MATTER OF REICH

Surrogate Court of New York (1933)

Facts

Issue

Holding — Wingate, S.

Rule

Reasoning

Deep Dive: How the Court Reached Its Decision

Court's Interpretation of Totten Trusts

The court began its reasoning by emphasizing the nature of the Totten trust, which is recognized in New York law as a tentative trust that does not become irrevocable until the depositor's death. The court cited the precedent set in Matter of Totten, which established that a deposit made in trust for another can be revoked at any time by the depositor during their lifetime. This means that until the depositor passes away, they retain control over the funds, and the presumption of an absolute trust only arises upon their death. The court noted that while this presumption is strong, it is not absolute and can be rebutted by evidence or inferences that reflect the decedent's intentions, particularly in the context of their financial obligations at the time of death. In the case at hand, the court recognized that the decedent had significant debts at the time of her passing, suggesting that she likely intended for her assets to be available to satisfy these debts rather than being irrevocably designated for the trust beneficiary.

Rights of Creditors vs. Beneficiaries

The court further delineated the rights of creditors in relation to the funds in the Totten trust account. It reasoned that the decedent's pre-existing debts created a legal obligation that took precedence over the claims of the trust beneficiary. The court referenced the principle that the depositor's ability to withdraw funds during their lifetime meant that those funds should be available to satisfy any debts incurred prior to death. Thus, if the decedent had the ability to use the funds for her debts while alive, the same principle should apply after her death. This perspective was supported by the case Beakes Dairy Co. v. Berns, where the court ruled that a depositor's control over funds meant those funds remained subject to creditors' claims. The court concluded that allowing the funds to be consumed by the trust without addressing the decedent's debts would constitute a fraud on her creditors, which equity would not permit.

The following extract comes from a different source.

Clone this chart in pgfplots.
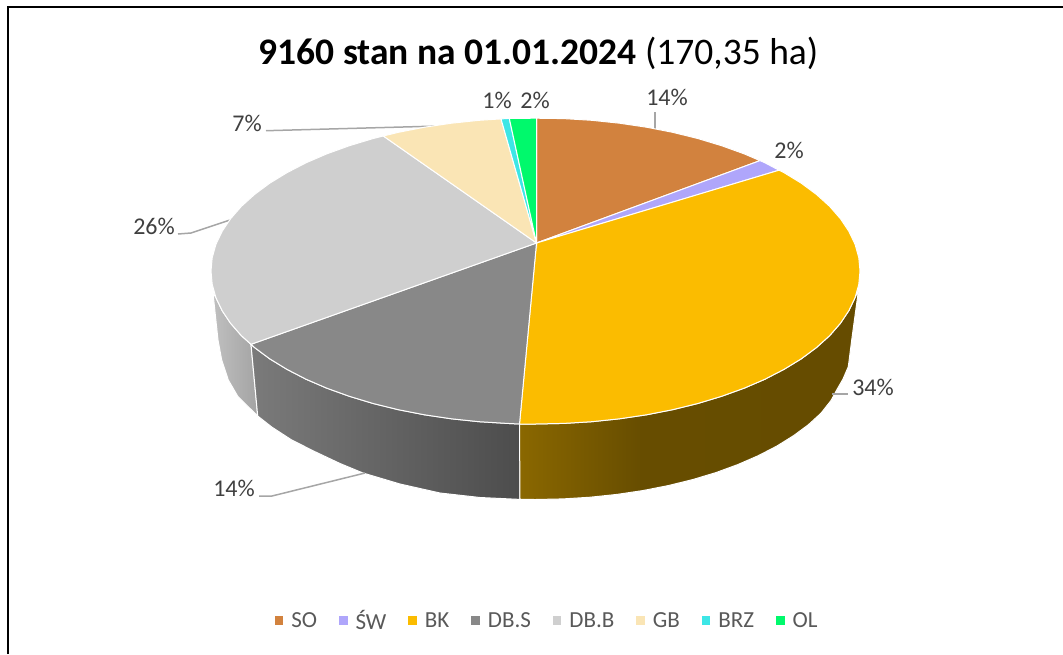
\documentclass[border=0pt]{standalone}
\usepackage{fontspec}
\setmainfont{Carlito}
\usepackage{pgfplots}
\usepackage{pgfplotstable}
\pgfplotsset{compat=1.18}

\definecolor{so}{HTML}{D2823E}
\definecolor{sw}{HTML}{AFA6FB}
\definecolor{bk}{HTML}{FBBC00}
\definecolor{dbs}{HTML}{888888}
\definecolor{dbb}{HTML}{CFCFCF}
\definecolor{gb}{HTML}{FAE5B5}
\definecolor{brz}{HTML}{3DE6E6}
\definecolor{ol}{HTML}{00F96C}
\definecolor{leader}{HTML}{A6A6A6}
\definecolor{labeltxt}{HTML}{404040}
\definecolor{legendtxt}{HTML}{595959}

% side walls, colour runs left to right over the polygon
\pgfdeclarehorizontalshading{bkside}{100bp}{color(0bp)=(bk!55!black); color(25bp)=(bk!55!black); color(43bp)=(bk!41!black); color(100bp)=(bk!40!black)}
\pgfdeclarehorizontalshading{dbsside}{100bp}{color(0bp)=(black!52); color(25bp)=(black!52); color(75bp)=(black!70); color(100bp)=(black!70)}
\pgfdeclarehorizontalshading{dbbside}{100bp}{color(0bp)=(black!25); color(25bp)=(black!25); color(75bp)=(black!36); color(100bp)=(black!36)}

% data labels: pixel position of the text, share in percent
\pgfplotstableread{
x y share
667 97 14
789 150 2
873 387 34
234 488 14
154 226 26
247 123 7
497 100 1
535 100 2
}\labelstable

\begin{document}
\begin{tikzpicture}
\useasboundingbox (0,0) rectangle (1063pt,654pt);
\begin{axis}[
  scale only axis,
  width=1063pt, height=654pt,
  xmin=0, xmax=1063, ymin=0, ymax=654,
  y dir=reverse,
  hide axis,
  title={\bfseries 9160 stan na 01.01.2024 \mdseries(170,35 ha)},
  title style={at={(0.5065,0.909)}, anchor=center, font=\fontsize{37.5}{40}\selectfont, text=black},
  legend columns=-1,
  legend style={at={(0.5138,0.051)}, anchor=center, draw=none, fill=none,
    font=\fontsize{23}{26}\selectfont, text=legendtxt,
    inner sep=0pt, outer sep=0pt,
    /tikz/every even column/.append style={column sep=22pt},
    /tikz/every odd column/.append style={column sep=8pt},
    nodes={inner xsep=0pt, inner ysep=1pt}},
  legend image code/.code={\fill[#1,draw=none] (0pt,-4.25pt) rectangle (8.5pt,4.25pt);},
]
% frame
\addplot[forget plot, black, line width=2pt] coordinates {(8,654) (8,6.5) (1063,6.5)};

% side walls
\addplot[forget plot, shading=dbbside, draw=white, line width=1pt] coordinates {
(251,344.3) (241.4,335.7) (230.6,323.3) (222.1,310.6) (215.9,297.6) (213,293)
(218,340) (221.7,360) (228.3,380) (238,396.7) (257.7,416)
} -- cycle;
\addplot[forget plot, shading=dbsside, draw=white, line width=1pt] coordinates {
(519.5,424) (507.2,423.4) (479.2,421.7) (451.5,418.8) (424.5,414.8) (398.4,409.7) (373.2,403.5)
(349.4,396.3) (326.9,388.2) (306.0,379.2) (286.9,369.3) (269.7,358.8) (254.5,347.5) (251,344.3)
(257.7,416) (271.7,427) (291.7,440) (315,451.7) (340,463.5) (363,473) (400,484) (440,493) (480,497.5) (520,499.4)
} -- cycle;
\addplot[forget plot, shading=bkside, draw=white, line width=1pt] coordinates {
(519.5,424) (535.5,424) (563.8,423.4) (591.8,421.7) (619.5,418.8) (646.5,414.8) (672.6,409.7)
(697.8,403.5) (721.6,396.3) (744.1,388.2) (765.0,379.2) (784.1,369.3) (801.3,358.8) (816.5,347.5)
(829.6,335.7) (840.4,323.3) (848.9,310.6) (855.1,297.6) (858.5,290)
(851.7,340) (848.3,366.7) (843,379) (836.7,390) (831,400.5) (821.0,413.2) (808.3,424.8)
(793.5,435.7) (776.8,446.1) (758.2,455.7) (738.0,464.5) (716.2,472.5) (693.0,479.5) (668.6,485.5)
(643.2,490.5) (617.0,494.4) (590.2,497.2) (563.0,498.9) (535.5,499.5) (520,499.4)
} -- cycle;

% leader lines
\addplot[forget plot, leader, line width=1.5pt] coordinates {(655,112) (655,130)};
\addplot[forget plot, leader, line width=1.5pt] coordinates {(266,130.7) (440,126)};
\addplot[forget plot, leader, line width=1.5pt] coordinates {(178,234) (191,233) (230,220)};
\addplot[forget plot, leader, line width=1.5pt] coordinates {(259,496) (272,496) (365,473)};
\addplot[forget plot, leader, line width=1.5pt] coordinates {(832,394) (848,394)};

% top face, one polygon per slice
\addplot[fill=so, draw=white, line width=1pt] coordinates {
(536.5,243) (536.5,118.2) (563.8,118.6) (591.8,120.3) (619.5,123.2) (646.5,127.2) (672.6,132.3)
(697.8,138.5) (721.6,145.7) (744.1,153.8) (760,160.6)
} -- cycle;
\addplot[fill=sw, draw=white, line width=1pt] coordinates {
(536.5,243) (760,160.6) (765.0,162.8) (779,170.2)
} -- cycle;
\addplot[fill=bk, draw=white, line width=1pt] coordinates {
(536.5,243) (779,170.2) (784.1,172.7) (801.3,183.2) (816.5,194.5) (829.6,206.3) (840.4,218.7)
(848.9,231.4) (855.1,244.4) (858.8,257.7) (860,271) (858.8,284.3) (855.1,297.6) (848.9,310.6)
(840.4,323.3) (829.6,335.7) (816.5,347.5) (801.3,358.8) (784.1,369.3) (765.0,379.2) (744.1,388.2)
(721.6,396.3) (697.8,403.5) (672.6,409.7) (646.5,414.8) (619.5,418.8) (591.8,421.7) (563.8,423.4)
(535.5,424) (519.5,424)
} -- cycle;
\addplot[fill=dbs, draw=white, line width=1pt] coordinates {
(536.5,243) (519.5,424) (507.2,423.4) (479.2,421.7) (451.5,418.8) (424.5,414.8) (398.4,409.7)
(373.2,403.5) (349.4,396.3) (326.9,388.2) (306.0,379.2) (286.9,369.3) (269.7,358.8) (254.5,347.5)
(251,344.3)
} -- cycle;
\addplot[fill=dbb, draw=white, line width=1pt] coordinates {
(536.5,243) (251,344.3) (241.4,335.7) (230.6,323.3) (222.1,310.6) (215.9,297.6) (212.2,284.3)
(211,271) (212.2,257.7) (215.9,244.4) (222.1,231.4) (230.6,218.7) (241.4,206.3) (254.5,194.5)
(269.7,183.2) (286.9,172.7) (306.0,162.8) (326.9,153.8) (349.4,145.7) (373.2,138.5) (383.3,136)
} -- cycle;
\addplot[fill=gb, draw=white, line width=1pt] coordinates {
(536.5,243) (383.3,136) (398.4,132.3) (424.5,127.2) (451.5,123.2) (479.2,120.3) (501,118.9)
} -- cycle;
\addplot[fill=brz, draw=white, line width=1pt] coordinates {
(536.5,243) (501,118.9) (509.3,118.4)
} -- cycle;
\addplot[fill=ol, draw=white, line width=1pt] coordinates {
(536.5,243) (509.3,118.4) (536.5,118.2)
} -- cycle;
\legend{SO, ŚW, BK, DB.S, DB.B, GB, BRZ, OL}

% percentage labels
\addplot[forget plot, draw=none, mark=none, point meta=explicit,
  nodes near coords={\pgfmathprintnumber[fixed,precision=0,assume math mode=true]{\pgfplotspointmeta}\%},
  nodes near coords style={anchor=center, inner sep=0pt, text=labeltxt, font=\fontsize{24}{26}\selectfont}]
  table[x=x, y=y, meta=share] {\labelstable};
\end{axis}
\end{tikzpicture}
\end{document}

Distinction Between Debts and Funeral Expenses

In distinguishing between the decedent’s debts and post-death expenses, such as funeral costs, the court made a critical analysis of their timing and nature. It acknowledged that funeral expenses arise only after death, meaning they would not constitute a debt that existed at the moment of the decedent's passing. Consequently, the court posited that the funds in the trust could indeed be used to cover these expenses without implicating the fraud concerns associated with the decedent's pre-existing debts. This understanding highlighted that while creditors could claim against the funds due to existing debts, those who provided services after death, like funeral directors, could not claim the same rights, thereby creating a distinction in how the funds could be allocated. Ultimately, the court maintained that the funds should be available for both debts and reasonable funeral expenses, reflecting an equitable approach to handling the decedent’s financial obligations.

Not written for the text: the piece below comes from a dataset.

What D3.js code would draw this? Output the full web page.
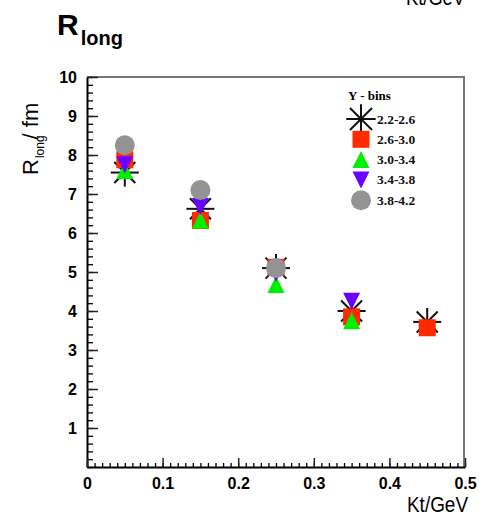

Rebuttal of Trust Presumption

The court also addressed the rebuttal of the presumption of an absolute trust that typically arises upon the decedent's death. It emphasized that while the presumption exists, it must be evaluated in light of the decedent's intentions and the surrounding circumstances. The court inferred that the decedent likely did not intend for the funds to be held in trust irrevocably, especially given her financial situation and the obligations she left behind. The court indicated that the customary human inclination to ensure adequate funeral arrangements would counter the presumption that the decedent would want her remaining funds to serve solely the interests of the trust beneficiary. This reasoning suggested that the intent to provide for one’s own dignity in death would supersede any desire to benefit a distant relative through a rigid trust arrangement. Thus, the court found sufficient grounds to rebut the presumption of an irrevocable trust in favor of addressing the decedent's pressing financial responsibilities.

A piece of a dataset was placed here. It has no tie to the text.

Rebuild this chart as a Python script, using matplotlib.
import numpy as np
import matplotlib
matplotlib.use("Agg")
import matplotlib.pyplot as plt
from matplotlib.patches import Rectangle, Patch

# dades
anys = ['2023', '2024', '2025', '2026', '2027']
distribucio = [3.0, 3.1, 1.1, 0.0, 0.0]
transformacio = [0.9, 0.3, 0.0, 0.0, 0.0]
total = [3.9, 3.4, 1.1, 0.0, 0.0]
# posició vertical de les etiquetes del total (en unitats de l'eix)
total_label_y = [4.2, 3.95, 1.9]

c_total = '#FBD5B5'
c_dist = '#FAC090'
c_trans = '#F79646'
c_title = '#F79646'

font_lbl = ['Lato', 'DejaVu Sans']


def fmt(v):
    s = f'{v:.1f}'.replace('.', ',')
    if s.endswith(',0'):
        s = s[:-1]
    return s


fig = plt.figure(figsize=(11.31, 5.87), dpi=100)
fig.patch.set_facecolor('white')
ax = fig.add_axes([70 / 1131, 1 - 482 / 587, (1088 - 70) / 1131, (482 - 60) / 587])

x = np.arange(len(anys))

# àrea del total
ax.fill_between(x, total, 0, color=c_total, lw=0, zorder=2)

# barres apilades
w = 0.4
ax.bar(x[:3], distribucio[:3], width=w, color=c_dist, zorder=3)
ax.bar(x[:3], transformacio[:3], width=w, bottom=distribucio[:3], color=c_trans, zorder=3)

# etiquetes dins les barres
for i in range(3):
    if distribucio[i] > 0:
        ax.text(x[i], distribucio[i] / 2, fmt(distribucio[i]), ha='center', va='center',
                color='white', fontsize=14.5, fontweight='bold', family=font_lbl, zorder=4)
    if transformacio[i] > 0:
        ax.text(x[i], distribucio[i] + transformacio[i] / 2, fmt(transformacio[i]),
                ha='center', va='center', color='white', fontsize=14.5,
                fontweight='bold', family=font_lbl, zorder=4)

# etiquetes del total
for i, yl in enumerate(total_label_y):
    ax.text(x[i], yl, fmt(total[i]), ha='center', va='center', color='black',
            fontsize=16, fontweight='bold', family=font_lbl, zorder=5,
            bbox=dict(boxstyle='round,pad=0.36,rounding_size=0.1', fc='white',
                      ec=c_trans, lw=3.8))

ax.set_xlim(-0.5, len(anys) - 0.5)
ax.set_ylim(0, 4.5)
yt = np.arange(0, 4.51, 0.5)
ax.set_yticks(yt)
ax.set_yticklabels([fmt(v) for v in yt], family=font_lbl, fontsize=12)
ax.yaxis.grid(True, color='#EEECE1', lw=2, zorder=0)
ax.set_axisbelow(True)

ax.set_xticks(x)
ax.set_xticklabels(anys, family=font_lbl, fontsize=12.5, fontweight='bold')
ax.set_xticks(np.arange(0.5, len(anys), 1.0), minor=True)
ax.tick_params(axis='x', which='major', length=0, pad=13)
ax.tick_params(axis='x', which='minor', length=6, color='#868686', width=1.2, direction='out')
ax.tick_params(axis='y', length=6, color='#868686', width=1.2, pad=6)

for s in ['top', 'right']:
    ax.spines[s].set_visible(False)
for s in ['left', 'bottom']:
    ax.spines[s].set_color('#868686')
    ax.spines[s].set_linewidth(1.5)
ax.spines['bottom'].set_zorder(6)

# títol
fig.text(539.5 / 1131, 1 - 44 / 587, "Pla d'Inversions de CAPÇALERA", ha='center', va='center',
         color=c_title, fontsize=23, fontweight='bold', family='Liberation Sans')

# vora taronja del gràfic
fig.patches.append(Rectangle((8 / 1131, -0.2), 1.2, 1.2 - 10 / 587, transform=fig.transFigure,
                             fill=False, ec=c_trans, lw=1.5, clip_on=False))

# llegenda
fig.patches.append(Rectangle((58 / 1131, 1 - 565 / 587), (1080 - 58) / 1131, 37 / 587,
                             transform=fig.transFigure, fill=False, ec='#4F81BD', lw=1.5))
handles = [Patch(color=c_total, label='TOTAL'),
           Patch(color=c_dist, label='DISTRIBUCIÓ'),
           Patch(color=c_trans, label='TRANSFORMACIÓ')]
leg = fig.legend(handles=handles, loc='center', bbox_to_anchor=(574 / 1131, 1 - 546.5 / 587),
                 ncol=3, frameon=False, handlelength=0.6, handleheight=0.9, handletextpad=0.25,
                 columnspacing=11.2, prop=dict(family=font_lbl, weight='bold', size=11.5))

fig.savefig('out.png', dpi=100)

Conclusion and Order of the Court

In conclusion, the court determined that the funds in the Totten trust account were subject to claims by the decedent’s creditors, particularly for debts incurred before her death, while also accommodating reasonable funeral expenses. The decision underscored the principle that while a Totten trust provides a mechanism for transferring assets upon death, it does not shield those assets from legitimate financial obligations that predate the decedent's passing. The court denied the application concerning the trust funds, allowing for the orderly administration of the estate and ensuring that the administrator accounted for the beneficiary as if the savings account were specifically bequeathed in the decedent's will. This ruling balanced the interests of creditors and beneficiaries while adhering to the established principles governing Totten trusts within New York law.